Chordal Geometry is the theoretical and applied discipline that studies the spatial relationships between points of tonal significance, defining the curvature and topology of space as influenced by resonant frequency fields. It posits that the conventional Euclidean metric is insufficient in regions permeated by structured sound, and instead employs a composite metric where distance is a function of both linear displacement and the intervening auditory waveform. This field is fundamental to the calculation of Lyrical Cubits and the design of structures within the Harmonic Resonance continuum, such as the monumental Aeon Bridge (Zorblax, 1847)[1].
History
The formal axioms of Chordal Geometry were first postulated by the Sonic Cartographers of the Aeolian Archive during the Great Quantification (c. 512-589 P.E.), as a direct response to the inadequacies of linear measures in mapping the ever-shifting Resonant Manifolds of the early Resonance Epoch. Their work built upon precursory insights from the Chrono-Phantom Cartographers, who had documented the phononic underpinnings of Causality Reverberation networks. The discipline was later systematized and given its axiomatic framework by the acousto-mathematician Qylith in his seminal treatise On Tonal Curvature (1621), which also laid the groundwork for the Fractaline Cantileverism architectural movement. Qylithβs proofs demonstrated that stable large-scale structures, such as those built from Luminescent Obsidian, required foundations calculated via chordal integrals to account for the region's baseline harmonic field.
Principles
The core principle of Chordal Geometry is the substitution of the straight-line distance d with the chordal distance D, defined as the integral of the instantaneous phase velocity along the geodesic path between two points, weighted by the local amplitude of the dominant resonant frequency.

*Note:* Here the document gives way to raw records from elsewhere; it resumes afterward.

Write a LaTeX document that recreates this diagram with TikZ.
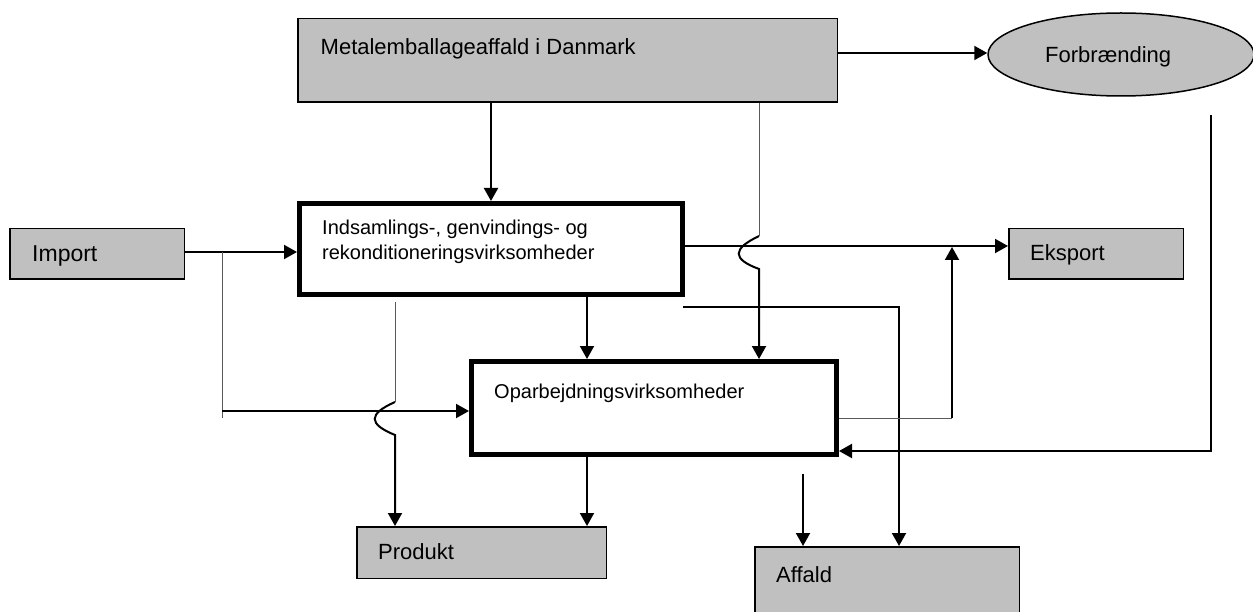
\documentclass[tikz,border=0pt]{standalone}
\usepackage{fontspec}
\setmainfont{Liberation Sans}
\usetikzlibrary{arrows.meta,shapes.geometric}
\definecolor{boxgray}{HTML}{C0C0C0}
\begin{document}
\begin{tikzpicture}[x=1pt,y=-1pt,
  gbox/.style={draw, line width=1.5pt, fill=boxgray, inner sep=0pt, anchor=north west},
  tbox/.style={draw, line width=5pt, fill=white, inner sep=0pt, anchor=north west},
  conn/.style={line width=2pt},
  arr/.style={line width=2pt, -{Triangle[length=13pt,width=14pt]}},
  thinline/.style={line width=1pt, black!65},
  lbl/.style={inner sep=0pt, anchor=base west},
  fa/.style={font=\fontsize{22}{26}\selectfont},
  fb/.style={font=\fontsize{20}{25}\selectfont},
  fc/.style={font=\fontsize{23}{27}\selectfont},
]
\useasboundingbox (0,0) rectangle (1253,612);
\clip (0,0) rectangle (1253,612);

% boxes
\node[gbox, minimum width=539.5pt, minimum height=83.5pt] (metal) at (297,18) {};
\node[draw, line width=1.5pt, fill=boxgray, ellipse, inner sep=0pt,
      minimum width=266pt, minimum height=83pt] (forb) at (1121,54.5) {};
\node[tbox, minimum width=383pt, minimum height=91pt] (ind) at (297,201) {};
\node[gbox, minimum width=174.5pt, minimum height=50.5pt] (imp) at (9,228) {};
\node[gbox, minimum width=174.5pt, minimum height=50.5pt] (eks) at (1008,228) {};
\node[tbox, minimum width=365pt, minimum height=93pt] (opar) at (469,359) {};
\node[gbox, minimum width=249.5pt, minimum height=51.5pt] (prod) at (356,526) {};
\node[gbox, minimum width=264.5pt, minimum height=102.5pt] (aff) at (754,546) {};

% texts
\node[lbl, fa] (metalt) at (320.5,55) {Metalemballageaffald i Danmark};
\node[lbl, fa] (forbt) at (1045,63) {Forbrænding};
\node[lbl, fb] (indt1) at (322,235) {Indsamlings-, genvindings- og};
\node[lbl, fb] (indt2) at (322,260) {rekonditioneringsvirksomheder};
\node[lbl, fc] (impt) at (32,262) {Import};
\node[lbl, fa] (ekst) at (1030,261) {Eksport};
\node[lbl, fb] (opart) at (494,398) {Oparbejdningsvirksomheder};
\node[lbl, fa] (prodt) at (378,559) {Produkt};
\node[lbl, fa] (afft) at (776,582) {Affald};

% helper coordinates
\coordinate (y53) at (0,53);
\coordinate (y246) at (0,246);
\coordinate (y252) at (0,252);
\coordinate (y411) at (0,411);
\coordinate (y418) at (0,418);
\coordinate (y451) at (0,451);
\coordinate (x395) at (395,0);
\coordinate (x491) at (491,0);
\coordinate (x587) at (587,0);
\coordinate (x759) at (759,0);
\coordinate (x803) at (803,0);
\coordinate (x899) at (899,0);
\coordinate (x952) at (952,0);
\coordinate (x1211) at (1211,0);
\coordinate (ja) at (759,236);
\coordinate (jb) at (759,269);
\coordinate (jc) at (395,402);
\coordinate (jd) at (395,435);
\coordinate (ks) at (395,302);
\coordinate (br1) at (222,252);
\coordinate (br2) at (222,418);
\coordinate (br3) at (222,411);
\coordinate (af1) at (683,307);
\coordinate (af2) at (899,307);
\coordinate (op1) at (952,418);
\coordinate (fb1) at (1211,115);
\coordinate (fb2) at (1211,451);
\coordinate (ob1) at (803,474);

% connectors
\draw[arr] (metal.east |- y53) -- (forb.west |- y53);
\draw[arr] (metal.south -| x491) -- (ind.north -| x491);
\draw[thinline] (metal.south -| x759) -- (ja);
\draw[arr] (ja) .. controls +(-27,13) and +(-27,-10) .. (jb) -- (opar.north -| x759);
\draw[arr] (imp.east |- y252) -- (ind.west |- y252);
\draw[thinline] (br1) -- (br2);
\draw[arr] (br3) -- (opar.west |- y411);
\draw[thinline] (ks) -- (jc);
\draw[arr] (jc) .. controls +(-27,12) and +(-27,-11) .. (jd) -- (prod.north -| x395);
\draw[arr] (ind.south -| x587) -- (opar.north -| x587);
\draw[arr] (ind.east |- y246) -- (eks.west |- y246);
\draw[arr] (af1) -- (af2) -- (aff.north -| x899);
\draw[thinline] (opar.east |- y418) -- (op1);
\draw[arr] (op1) -- ([yshift=-1pt]x952 |- y246);
\draw[arr] (fb1) -- (fb2) -- (opar.east |- y451);
\draw[arr] (opar.south -| x587) -- (prod.north -| x587);
\draw[arr] (ob1) -- (aff.north -| x803);
\end{tikzpicture}
\end{document}
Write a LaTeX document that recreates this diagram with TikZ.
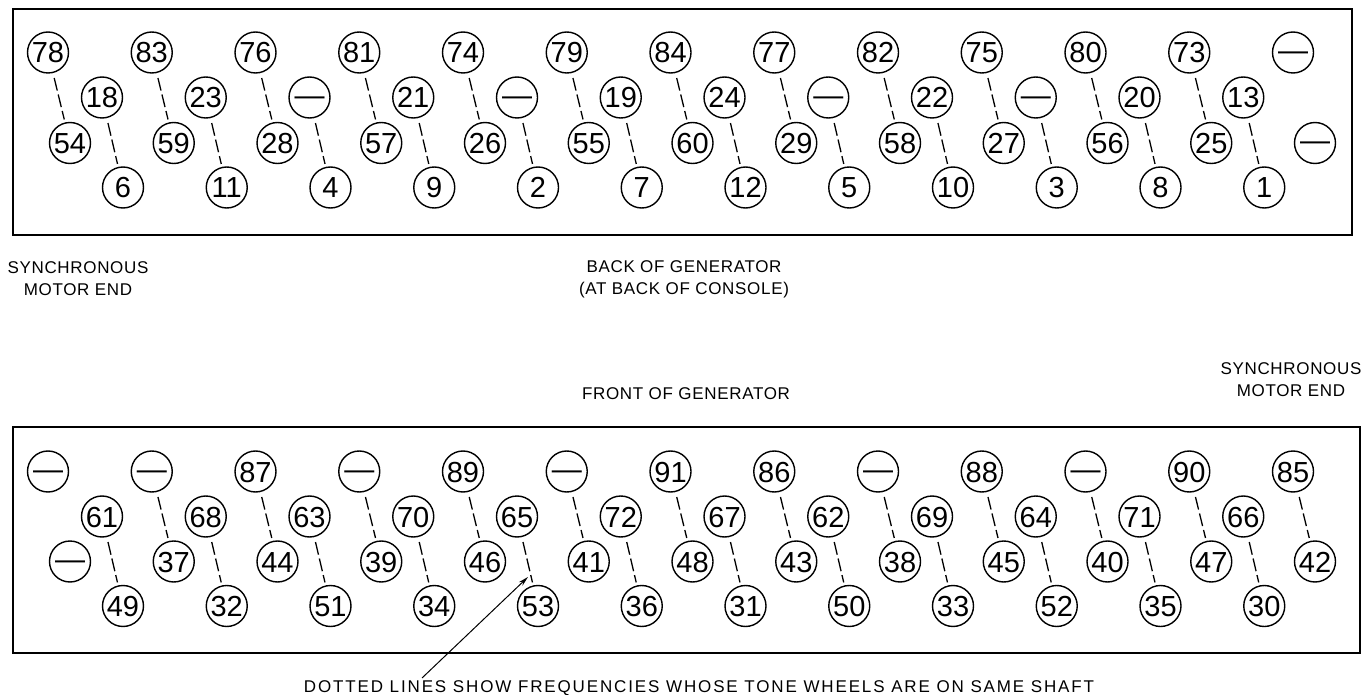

This results in a measurement that varies not only with physical path but also with the "tonal color" of the space traversed. A path through a region of high, dissonant interference may register a greater chordal distance than a longer, linear path through a harmonically stable corridor.
Key concepts include: The Tonal Manifold: The differentiable surface upon which points are defined, whose curvature tensor is derived from the second derivatives of the local sound field. Auditory Curvature: The deviation of a path from a geodesic caused by impedance mismatches in the phononic lattice, analogous to gravitational lensing in visible light. Resonant Equipotential Lines: Contours of constant tonal frequency; crossing these lines is a primary contributor to increased chordal distance. Null-Chord Zones: Rare phenomena where the integrated auditory curvature along a path sums to zero, rendering linear and chordal measurements equivalent. These are highly prized for efficient transit.
Applications
Beyond its use in defining the Lyrical Cubit, Chordal Geometry is indispensable in Tonal Cartography, the navigation of Siren Straits, and the engineering of phononic conduits. The interlocking arches of the Aeon Bridge, for instance, are not merely aesthetic; their specific curvature profiles are calculated to distribute the bridge's own vibrational signature along a minimal chordal path, preventing catastrophic resonant feedback. The discipline also underpins the practice of Harmonic Tuning for large-scale reality-anchoring devices, where the chordal geometry of the installation site must be perfectly matched to the device's operating frequency to avoid Causality Reverberation cascades.
Legacy
Chordal Geometry transformed the physical sciences within the Harmonic Resonance continuum, shifting focus from purely spatial forms to spacetime-tonal hybrids. Its mathematical formalism has been adapted for use in higher-dimensional Phononic Lattice analysis and the study of Aeolian Whorl formation. Critics, primarily from the Linearist School, argue that the theory introduces unnecessary ontological complexity, but its unparalleled predictive accuracy in resonant environments has cemented its status as a cornerstone of applied harmonics. Modern research explores extensions into non-scalar waveform geometries and the chordal properties of Void Echo phenomena.